Outside the MRC on Wednesday, SAPD officers detained six people related to an investigation into the Tren de Aragua transnational criminal gang, the department said in a statement. Ultimately, two individuals were taken into custody by Homeland Security — because they had an arrest warrant and a deportation order — and the others were released, according to SAPD.
That incident led to false rumors online and throughout the community of a massive ICE raid at the MRC — fueling more fear.
The ecosystem of nonprofits and agencies that help migrants doesn’t currently have a centralized space or coalition managing efforts, Garcia said, but she is forming working groups with partners to get organized through the nonprofit she founded, Nuevos Vecinos.
“I really believe in the power of people working together and that we’re stronger together,” she said. “We have power if we join up and support one another.”
A country of immigrants
While the Trump administration’s deportation threats and executive orders have been so far aimed at Latino and Hispanic populations, all immigrants are at a higher risk, said Nadia Mavrakis, co-executive director of Culturingua.
“We all have to stick together,” said Mavrakis, whose organization typically serves Middle Eastern, North African and South Asian immigrants in San Antonio.
Different groups can take on different roles in the community, she said.

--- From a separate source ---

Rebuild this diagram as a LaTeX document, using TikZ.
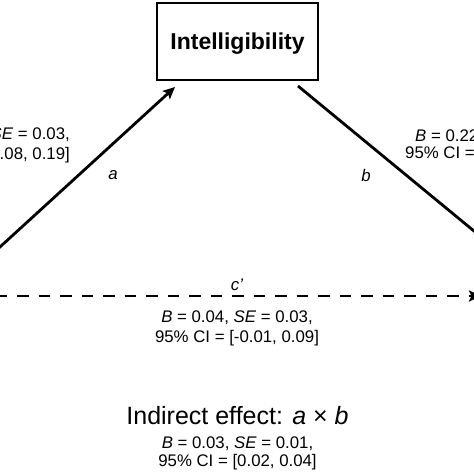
\documentclass[tikz,border=0pt]{standalone}
\usepackage{fontspec}
\setmainfont{Liberation Sans}
\usetikzlibrary{arrows.meta,positioning}

\begin{document}
\begin{tikzpicture}[x=1pt,y=-1pt,
  box/.style={draw,line width=1.3pt,minimum width=161pt,minimum height=77pt,inner sep=0pt,text depth=0pt,font=\fontsize{23}{27}\selectfont\bfseries},
  stats/.style={inner sep=0pt,align=center,font=\fontsize{16.8}{20}\selectfont},
  pathlbl/.style={inner sep=0pt,font=\fontsize{16.8}{20}\selectfont\itshape},
  link/.style={line width=2.8pt},
  arr/.style={-{Stealth[length=12pt,width=11pt,inset=2.5pt]},line width=2.8pt}]
\useasboundingbox (0,0) rectangle (474,474);
\node[box] (intel) at (237.5,41.5) {Intelligibility};
\coordinate (xEnd) at (-10,256.1);
\coordinate (aTip) at (175,87);
\coordinate (bStart) at (298,86);
\coordinate (yEnd) at (486,240.9);
\coordinate (cStart) at (-4.5,296);
\coordinate (cTip) at (481,296);
% paths a, b, c'
\draw[arr] (xEnd) -- (aTip);
\draw[link] (bStart) -- (yEnd);
\draw[arr,dash pattern=on 11.5pt off 10pt] (cStart) -- (cTip);
\node[pathlbl] (aLbl) at (113,175) {a};
\node[pathlbl] (bLbl) at (366,175) {b};
\node[pathlbl] (cLbl) at (237,285) {c'};
% estimates
\node[stats,align=right,anchor=east] (aStats) at (70,145) {\textit{SE} = 0.03,\\{[}0.08, 0.19]};
\node[stats,anchor=west] (bStatsB) at (415,136) {\textit{B} = 0.22};
\node[stats,anchor=west] (bStatsCI) at (405,152.5) {95\% CI =};
\node[stats] (cStats) at (237,328) {\textit{B} = 0.04, \textit{SE} = 0.03,\\95\% CI = [-0.01, 0.09]};
\node[inner sep=0pt,font=\fontsize{25}{30}\selectfont] (ind) at (237.5,416) {Indirect effect: \textit{a} × \textit{b}};
\node[stats,font=\fontsize{16.8}{18.3}\selectfont,below=11pt of ind] (indStats) {\textit{B} = 0.03, \textit{SE} = 0.01,\\95\% CI = [0.02, 0.04]};
\end{tikzpicture}
\end{document}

There’s the in-the-moment emergency responses and the longer-term, community capacity building work.
Culturingua has positioned itself among the latter, with programs for youth development, affordable housing, policy advocacy and community engagement.
The nonprofit is planning monthly art and civic engagement events that focus on voter turnout and how to get involved in informing government decisions.
The goal, she said, is to “bring together people to talk about topics and issues that are important to them, but also use an art form so that people have a healthy way to express themselves.”
Culturingua is also part of the Pathways to Prosperity Coalition, which recently launched an Immigrant Women’s Entrepreneurship Program.
“We don’t want to let all of these [negative emotions] that we’ve been feeling the last week and a half overshadow the true spirit of what America is,” Mavrakis said. “We’re a country made up of immigrants and indigenous people.”
Until more clarity comes from the White House — or the courts — about how the administration’s directives will be carried out, Mavrakis, Garcia and other leaders said they’ll try to ignore the noise and continue their work.
“I just want there to be more empathy and compassion in the world, and I think we can be models of that,” Garcia said.